_WHAT TO WORK ON_. Will you extract the entries word for word? Images should not appear in the copy.

_DATA FOR THIS EXERCISE_.

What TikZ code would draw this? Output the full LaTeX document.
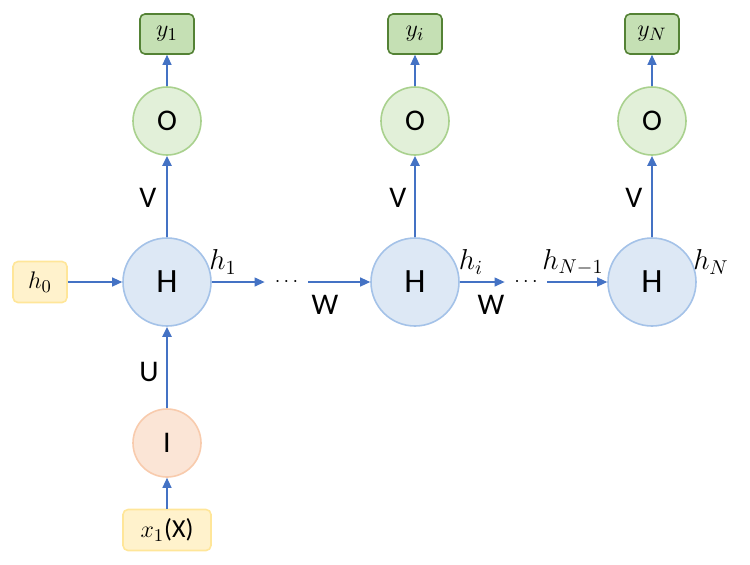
\documentclass[tikz,border=0pt]{standalone}
\usepackage{fontspec}
\setmainfont{Carlito}
\usetikzlibrary{arrows.meta}

\definecolor{hfill}{HTML}{DDE8F5}
\definecolor{hdraw}{HTML}{A4C2E8}
\definecolor{ofill}{HTML}{E2F0D9}
\definecolor{odraw}{HTML}{A9D18E}
\definecolor{yfill}{HTML}{C5E0B4}
\definecolor{ydraw}{HTML}{548235}
\definecolor{infill}{HTML}{FFF2CC}
\definecolor{indraw}{HTML}{FFE699}
\definecolor{ifill}{HTML}{FBE5D6}
\definecolor{idraw}{HTML}{F8CBAD}
\definecolor{arr}{HTML}{4472C4}

\begin{document}
\begin{tikzpicture}[x=0.5pt,y=-0.5pt,
    hid/.style={circle,draw=hdraw,fill=hfill,line width=0.8pt,minimum size=44pt,inner sep=0pt,font=\fontsize{17}{20}\selectfont},
    outc/.style={circle,draw=odraw,fill=ofill,line width=0.8pt,minimum size=34pt,inner sep=0pt,font=\fontsize{15}{18}\selectfont},
    inc/.style={circle,draw=idraw,fill=ifill,line width=0.8pt,minimum size=34pt,inner sep=0pt,font=\fontsize{15}{18}\selectfont},
    ybox/.style={rectangle,rounded corners=2.5pt,draw=ydraw,fill=yfill,line width=0.8pt,minimum width=27pt,minimum height=20pt,inner sep=0pt,font=\fontsize{13}{15}\selectfont},
    xbox/.style={rectangle,rounded corners=2.5pt,draw=indraw,fill=infill,line width=0.8pt,minimum height=20.5pt,inner sep=0pt,font=\fontsize{13}{15}\selectfont},
    wlabel/.style={font=\fontsize{15}{18}\selectfont,inner sep=0pt},
    hlabel/.style={font=\fontsize{14}{16}\selectfont,inner sep=0pt},
    dotsn/.style={minimum height=10pt,inner sep=0pt,font=\fontsize{10}{12}\selectfont},
    thinarr/.style={draw=arr,line width=0.6pt,-{Triangle[length=5pt,width=4.5pt]}},
    thickarr/.style={draw=arr,line width=1.1pt,-{Triangle[length=5pt,width=4.5pt]}}]
    \useasboundingbox (0,0) rectangle (750,564);
    % hidden states
    \node[hid] (H1) at (167,282) {H};
    \node[hid] (Hi) at (415,282) {H};
    \node[hid] (HN) at (652,282) {H};
    % outputs
    \node[outc] (O1) at (167,121) {O};
    \node[outc] (Oi) at (415,121) {O};
    \node[outc] (ON) at (652,121) {O};
    \node[ybox] (y1) at (167,34) {$y_1$};
    \node[ybox] (yi) at (415,34) {$y_i$};
    \node[ybox] (yN) at (652,34) {$y_N$};
    % input
    \node[inc] (I1) at (167,443) {I};
    \node[xbox,minimum width=44pt] (x1) at (167,530) {$x_1$(X)};
    \node[xbox,minimum width=27pt] (h0) at (40,282) {$h_0$};
    % dots
    \node[dotsn,minimum width=21.5pt] (d1) at (286.5,282) {$\cdots$};
    \node[dotsn,minimum width=21pt] (d2) at (526,282) {$\cdots$};
    % arrows
    \draw[thinarr] (h0) -- (H1);
    \draw[thinarr] (H1) -- (d1);
    \draw[thinarr] (d1) -- (Hi);
    \draw[thinarr] (Hi) -- (d2);
    \draw[thinarr] (d2) -- (HN);
    \draw[thickarr] (H1) -- (O1);
    \draw[thickarr] (Hi) -- (Oi);
    \draw[thickarr] (HN) -- (ON);
    \draw[thinarr] (O1) -- (y1);
    \draw[thinarr] (Oi) -- (yi);
    \draw[thinarr] (ON) -- (yN);
    \draw[thickarr] (I1) -- (H1);
    \draw[thinarr] (x1) -- (I1);
    % weight labels
    \node[wlabel] (V1) at (148,198) {V};
    \node[wlabel] (Vi) at (398,198) {V};
    \node[wlabel] (VN) at (634,198) {V};
    \node[wlabel] (U1) at (149,372) {U};
    \node[wlabel] (W1) at (325,305) {W};
    \node[wlabel] (W2) at (491,305) {W};
    % state labels
    \node[hlabel] (lh1) at (223,262) {$h_1$};
    \node[hlabel] (lhi) at (471,262) {$h_i$};
    \node[hlabel] (lhn1) at (573,262) {$h_{N-1}$};
    \node[hlabel] (lhN) at (711,262) {$h_N$};
\end{tikzpicture}
\end{document}
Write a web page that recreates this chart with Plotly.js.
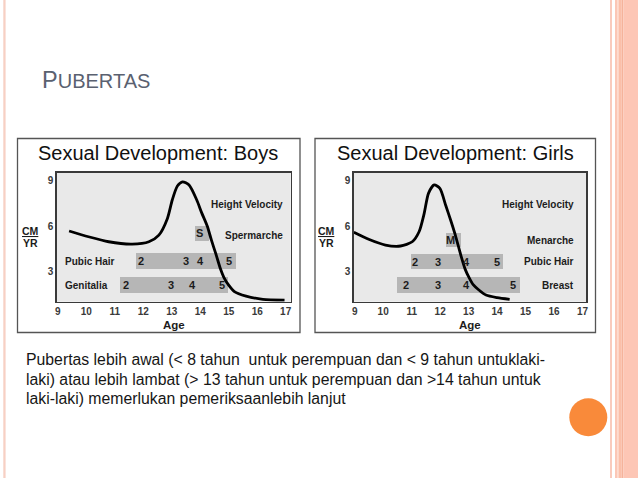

_OUTPUT FOR THIS EXERCISE_.
What TikZ code would draw this? Output the full LaTeX document.
\documentclass[tikz,border=0pt]{standalone}
\usepackage{fontspec}
\setmainfont{Carlito}
\usetikzlibrary{arrows.meta}

\definecolor{hfill}{HTML}{DDE8F5}
\definecolor{hdraw}{HTML}{A4C2E8}
\definecolor{ofill}{HTML}{E2F0D9}
\definecolor{odraw}{HTML}{A9D18E}
\definecolor{yfill}{HTML}{C5E0B4}
\definecolor{ydraw}{HTML}{548235}
\definecolor{infill}{HTML}{FFF2CC}
\definecolor{indraw}{HTML}{FFE699}
\definecolor{ifill}{HTML}{FBE5D6}
\definecolor{idraw}{HTML}{F8CBAD}
\definecolor{arr}{HTML}{4472C4}

\begin{document}
\begin{tikzpicture}[x=0.5pt,y=-0.5pt,
    hid/.style={circle,draw=hdraw,fill=hfill,line width=0.8pt,minimum size=44pt,inner sep=0pt,font=\fontsize{17}{20}\selectfont},
    outc/.style={circle,draw=odraw,fill=ofill,line width=0.8pt,minimum size=34pt,inner sep=0pt,font=\fontsize{15}{18}\selectfont},
    inc/.style={circle,draw=idraw,fill=ifill,line width=0.8pt,minimum size=34pt,inner sep=0pt,font=\fontsize{15}{18}\selectfont},
    ybox/.style={rectangle,rounded corners=2.5pt,draw=ydraw,fill=yfill,line width=0.8pt,minimum width=27pt,minimum height=20pt,inner sep=0pt,font=\fontsize{13}{15}\selectfont},
    xbox/.style={rectangle,rounded corners=2.5pt,draw=indraw,fill=infill,line width=0.8pt,minimum height=20.5pt,inner sep=0pt,font=\fontsize{13}{15}\selectfont},
    wlabel/.style={font=\fontsize{15}{18}\selectfont,inner sep=0pt},
    hlabel/.style={font=\fontsize{14}{16}\selectfont,inner sep=0pt},
    dotsn/.style={minimum height=10pt,inner sep=0pt,font=\fontsize{10}{12}\selectfont},
    thinarr/.style={draw=arr,line width=0.6pt,-{Triangle[length=5pt,width=4.5pt]}},
    thickarr/.style={draw=arr,line width=1.1pt,-{Triangle[length=5pt,width=4.5pt]}}]
    \useasboundingbox (0,0) rectangle (750,564);
    % hidden states
    \node[hid] (H1) at (167,282) {H};
    \node[hid] (Hi) at (415,282) {H};
    \node[hid] (HN) at (652,282) {H};
    % outputs
    \node[outc] (O1) at (167,121) {O};
    \node[outc] (Oi) at (415,121) {O};
    \node[outc] (ON) at (652,121) {O};
    \node[ybox] (y1) at (167,34) {$y_1$};
    \node[ybox] (yi) at (415,34) {$y_i$};
    \node[ybox] (yN) at (652,34) {$y_N$};
    % input
    \node[inc] (I1) at (167,443) {I};
    \node[xbox,minimum width=44pt] (x1) at (167,530) {$x_1$(X)};
    \node[xbox,minimum width=27pt] (h0) at (40,282) {$h_0$};
    % dots
    \node[dotsn,minimum width=21.5pt] (d1) at (286.5,282) {$\cdots$};
    \node[dotsn,minimum width=21pt] (d2) at (526,282) {$\cdots$};
    % arrows
    \draw[thinarr] (h0) -- (H1);
    \draw[thinarr] (H1) -- (d1);
    \draw[thinarr] (d1) -- (Hi);
    \draw[thinarr] (Hi) -- (d2);
    \draw[thinarr] (d2) -- (HN);
    \draw[thickarr] (H1) -- (O1);
    \draw[thickarr] (Hi) -- (Oi);
    \draw[thickarr] (HN) -- (ON);
    \draw[thinarr] (O1) -- (y1);
    \draw[thinarr] (Oi) -- (yi);
    \draw[thinarr] (ON) -- (yN);
    \draw[thickarr] (I1) -- (H1);
    \draw[thinarr] (x1) -- (I1);
    % weight labels
    \node[wlabel] (V1) at (148,198) {V};
    \node[wlabel] (Vi) at (398,198) {V};
    \node[wlabel] (VN) at (634,198) {V};
    \node[wlabel] (U1) at (149,372) {U};
    \node[wlabel] (W1) at (325,305) {W};
    \node[wlabel] (W2) at (491,305) {W};
    % state labels
    \node[hlabel] (lh1) at (223,262) {$h_1$};
    \node[hlabel] (lhi) at (471,262) {$h_i$};
    \node[hlabel] (lhn1) at (573,262) {$h_{N-1}$};
    \node[hlabel] (lhN) at (711,262) {$h_N$};
\end{tikzpicture}
\end{document}
Write a web page that recreates this chart with Plotly.js.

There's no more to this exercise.